I am saddened when I continue to see the exportation of raw minerals from Zimbabwe. Gold, platinum, chrome, lithium, and diamonds are some of the key minerals mined in Zimbabwe. Mineral processing can entail comminution (i.e. breaking into smaller portions), sizing, concentration, and dewatering. Beyond that, the products of such processes can be made into other products. For example, gold and diamonds can be ultimately used to make jewellery.
Chrome can be used to make non-ferrous irons and stainless steel, for example. These are just a few examples to shine the light on value addition business ideas in mineral processing. That is a domain that is still not yet well developed in Zimbabwe. I understand that it might be capital-intensive due to the need for specialized equipment. Regardless, we need to see that space blossoming.

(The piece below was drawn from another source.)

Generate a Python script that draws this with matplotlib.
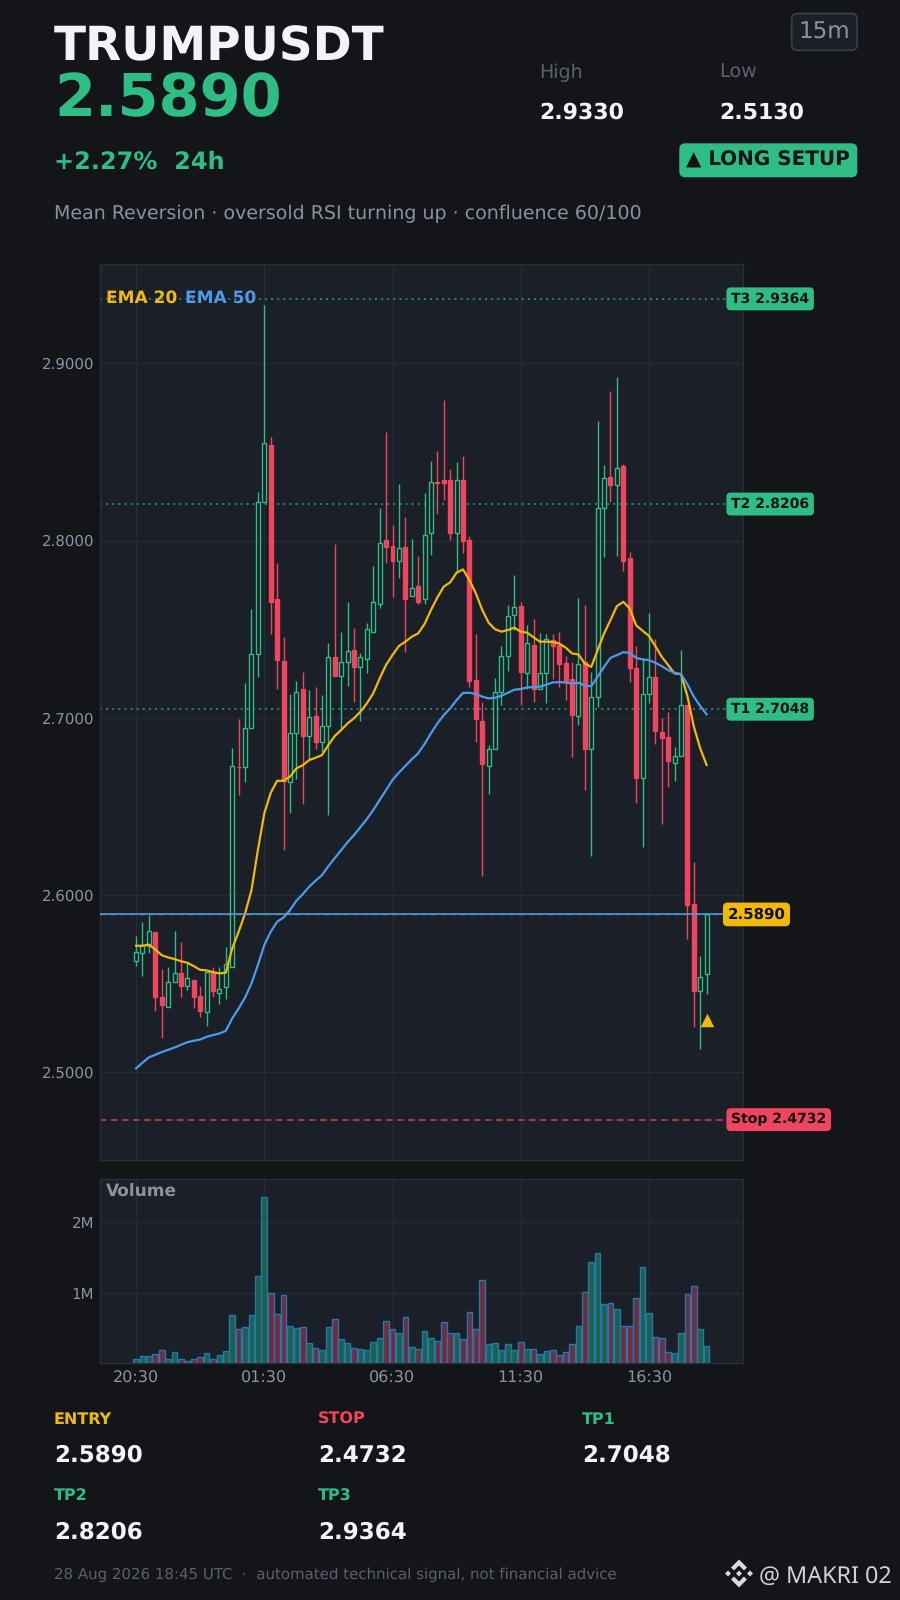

I once gave an analogy that demonstrates the importance of value addition. I used a bar of iron as an example. A bar of iron can cost US$5. If that bar of iron is used to make horseshoes, its value becomes around US$12. If you use it to make needles, its value can become as much as US$3500. If the same iron bar is used to make balance springs for watches, its value can be as high as US$300 000. This is what value addition is all about; when you make something out of what you produce you can unlock and realize more value. The common scenario in Zimbabwe is to export the iron and import the balance springs or watches. That has to change.